Another thing I’d compare it to is exposing your bra strap.
Just curious, how old are you?
I’ve spent the past few years commuting from Amsterdam to Leiden in the Netherlands and saw a lot of makeup being applied. That doesn’t bother me much but when people start clipping their nails there is some fine line that I think is being crossed… That, and people munching down on sandwiches right next to me so I have to keep wiping the crumbs off of my keyboard are the worst things about the trains.
No “No fondling women” signs, or are they afraid it’ll just encourage it more?
Not all the signs say “Please do it at home”, for example:
Would you advocate people shaving on the subway, too?
Don’t laugh–I’ve seen a guy do it several times. It’s kind of gross, he uses a bottle of water to wash out his razor. On the floor.
Personal grooming, including makeup, should be kept at home.
“I think it is fun to watch people apply makeup in public.” You filthy voyeur
Strangely enough it’s often foul smelling old geezers who disapprove of women doing make-up in the subway. (I’m certainly not saying any of you are smelling evil, it’s just an observation I made in Japanese subways.)
I personally prefer sitting next to a woman doing her make-up routine very much to sitting next to an old man who will pretend to fall asleep so his head can rest “accidentally” on my shoulder. Gross.
I really like the etiquette campaign that London Transport launched last year – ‘a little thought from each of us, a big difference to everyone':
I nominate “strollop” for best new word of 2009.
Er, anyone notice that the “After” image still shows the same disapproving bystander? Just no pleasing some people.
LOL, i posted about that a year ago .. http://nacken.com/?p=2675
wonder what wonder morsels I will find on this years trip … any happy mutants there in Tokyo?
What are the little plus signs around the woman’s head in the “before” picture? Does she have a positive electrical charge that she needs makeup to neutralize?
I’m confused by the one in the middle row, right. At first glance, it seems to suggest that one should yield one’s seat to someone who obviously needs it more, i.e., the guy on crutches. But then what does “do it at home” mean? Ignore the handicapped or injured in your own home? And why is the seated couple eating hearts? How does that relate?

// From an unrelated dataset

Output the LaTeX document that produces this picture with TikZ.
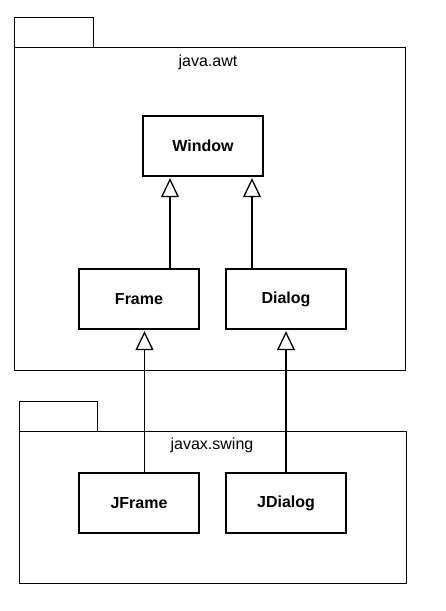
\documentclass[tikz,border=0pt]{standalone}
\usepackage{fontspec}
\setmainfont{Liberation Sans}
\usetikzlibrary{arrows.meta}
\begin{document}
\begin{tikzpicture}[x=1pt,y=-1pt,
  line width=1.3pt,
  cls/.style={draw,minimum width=120pt,minimum height=60pt,inner sep=0pt,font=\fontsize{16}{18}\selectfont\bfseries},
  pkg/.style={draw,anchor=north west,inner sep=0pt},
  pkgname/.style={font=\fontsize{16}{18}\selectfont,inner sep=0pt},
  gen/.style={-{Triangle[open,width=18pt,length=19pt,line width=1.3pt]},shorten >=1.5pt}
]
\useasboundingbox (0,0) rectangle (445,611);
% package java.awt
\node[pkg,minimum width=79pt,minimum height=30pt] (awttab) at (14,17) {};
\node[pkg,minimum width=391pt,minimum height=323pt] (awt) at (14,47) {};
\node[pkgname] (awtname) at (208,62) {java.awt};
% package javax.swing
\node[pkg,minimum width=78pt,minimum height=30pt] (swingtab) at (19,401) {};
\node[pkg,minimum width=387pt,minimum height=152pt] (swing) at (19,431) {};
\node[pkgname] (swingname) at (212,445) {javax.swing};
% classes
\node[cls] (window) at (203,146) {Window};
\node[cls] (frame) at (139,299) {Frame};
\node[cls] (dialog) at (286,299) {Dialog};
\node[cls] (jframe) at (139,503) {JFrame};
\node[cls] (jdialog) at (286,503) {JDialog};
% generalizations
\draw[gen] ([xshift=31pt]frame.north) -- ([xshift=-33pt]window.south);
\draw[gen] ([xshift=-34pt]dialog.north) -- ([xshift=49pt]window.south);
\draw[gen] ([xshift=5.5pt]jframe.north) -- ([xshift=5.5pt]frame.south);
\draw[gen] (jdialog.north) -- (dialog.south);
\end{tikzpicture}
\end{document}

Only eat the torn-out hearts of your enemies at home, away from the prying eyes of those on crutches…
Mascara is tough to get out of a white dress shirt, and foundation is hard to get out of suit trousers. Please don’t make up on transit, especially if it’s crowded.
I think they should have done a before and after for the guy drunk off his ass.
Dozens of alternative Tokyo Metro “Manner” (sic) posters can be found here:
The “Please refrain from drunken behavior” poster would be more realistic if there was at least one puddle of vomit on the platform. And I’m still waiting for the poster about having one’s “train accident” at home rather than subjecting everyone else to an hour-long delay…
I think a better slogan for this etiquette campaign would be, “Here, add this to your repertoire of annoyingly self-absorbed actions while in a crowded public place where you’re really not afforded the luxury of being so oblivious.”
Cute! And that draws the eye, which makes the message stronger. I always thought the LA Metro etiquette signs were lovely…wish I could find some examples online.